Given the recent financial performance, the company's capital allocation strategy is conservative and appropriate. Woojin I & S is not currently paying a dividend, with the last payment made in early 2022. This decision to preserve cash is prudent following the 2024 loss and during a period of weak cash conversion. Furthermore, the share count has remained stable, meaning there is no meaningful dilution from stock issuance or support from buybacks. At present, all financial resources are being directed internally to manage operations and bolster the balance sheet. This approach prioritizes stability over shareholder payouts, which is a responsible strategy until cash generation becomes more consistent and reliable.
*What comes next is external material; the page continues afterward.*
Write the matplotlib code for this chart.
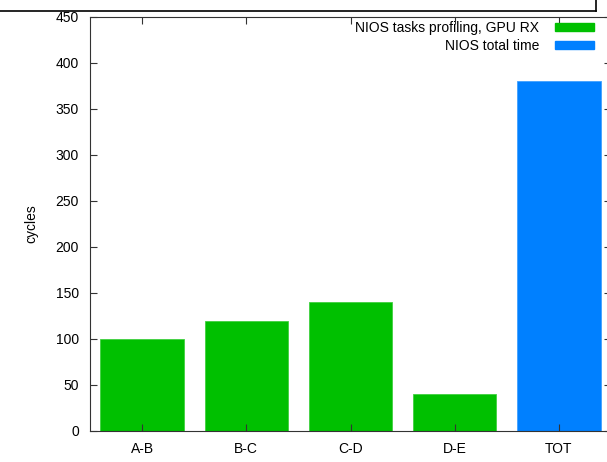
import matplotlib
matplotlib.use("Agg")
import matplotlib.pyplot as plt
from matplotlib.lines import Line2D
from matplotlib.patches import Patch

plt.rcParams["font.family"] = ["Liberation Sans", "DejaVu Sans"]
plt.rcParams["font.size"] = 10

# --- data ---
stages = ["A-B", "B-C", "C-D", "D-E"]
stage_cycles = [100, 120, 140, 40]
total_label = "TOT"
total_cycles = 380
yticks = [0, 50, 100, 150, 200, 250, 300, 350, 400, 450]

GREEN = "#00c000"
BLUE = "#0080ff"

fig = plt.figure(figsize=(6.07, 4.62), dpi=100)
# plot area runs a little past the right edge, like the source image
ax = fig.add_axes([90 / 607, 31 / 462, 521 / 607, 414 / 462])

xs = list(range(len(stages)))
ax.bar(xs, stage_cycles, width=0.8, color=GREEN, edgecolor="#40d040", linewidth=0.6)
ax.bar([len(stages)], [total_cycles], width=0.8, color=BLUE, edgecolor="#40a0ff", linewidth=0.6)

ax.set_xlim(-0.5, len(stages) + 0.5)
ax.set_ylim(0, 450)
ax.set_yticks(yticks)
ax.set_xticks(xs + [len(stages)])
ax.set_xticklabels(stages + [total_label])
ax.tick_params(direction="in", length=5, width=0.8, top=True, right=True, colors="#333333", labelcolor="black")
ax.tick_params(axis="y", pad=8)
ax.tick_params(axis="x", pad=8)
for s in ax.spines.values():
    s.set_color("#333333")
    s.set_linewidth(0.8)
ax.set_ylabel("cycles", labelpad=12.5)

handles = [Patch(facecolor=GREEN, edgecolor=GREEN), Patch(facecolor=BLUE, edgecolor=BLUE)]
ax.legend(handles, ["NIOS tasks profiling, GPU RX", "NIOS total time"],
          loc="upper right", bbox_to_anchor=(594 / 607, 1 - 21 / 462),
          bbox_transform=fig.transFigure, frameon=False, markerfirst=False,
          handlelength=2.8, handleheight=0.45, handletextpad=1.15,
          labelspacing=0.3, borderaxespad=0, borderpad=0)

# frame left over from the page above
fig.add_artist(Line2D([0, 596 / 607], [1 - 11 / 462, 1 - 11 / 462], color="black", lw=1.2))
fig.add_artist(Line2D([596 / 607, 596 / 607], [1 - 11 / 462, 1], color="black", lw=1.2))

fig.savefig("out.png", dpi=100)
In summary, Woojin I & S presents a financial profile with clear strengths and weaknesses. The key strengths are its impressive profitability turnaround, with operating margins recovering from -13.8% to over 12%; its rock-solid balance sheet, with a net cash position of over KRW 9.0 billion; and its renewed revenue growth. The most significant red flag is the extremely poor cash conversion, where strong profits are not translating into operating cash flow due to a buildup in receivables. This working capital inefficiency makes cash flow volatile and earnings quality questionable. Overall, the company's financial foundation looks stable thanks to its pristine balance sheet, but the risks associated with its inability to consistently generate cash from operations are too significant to ignore.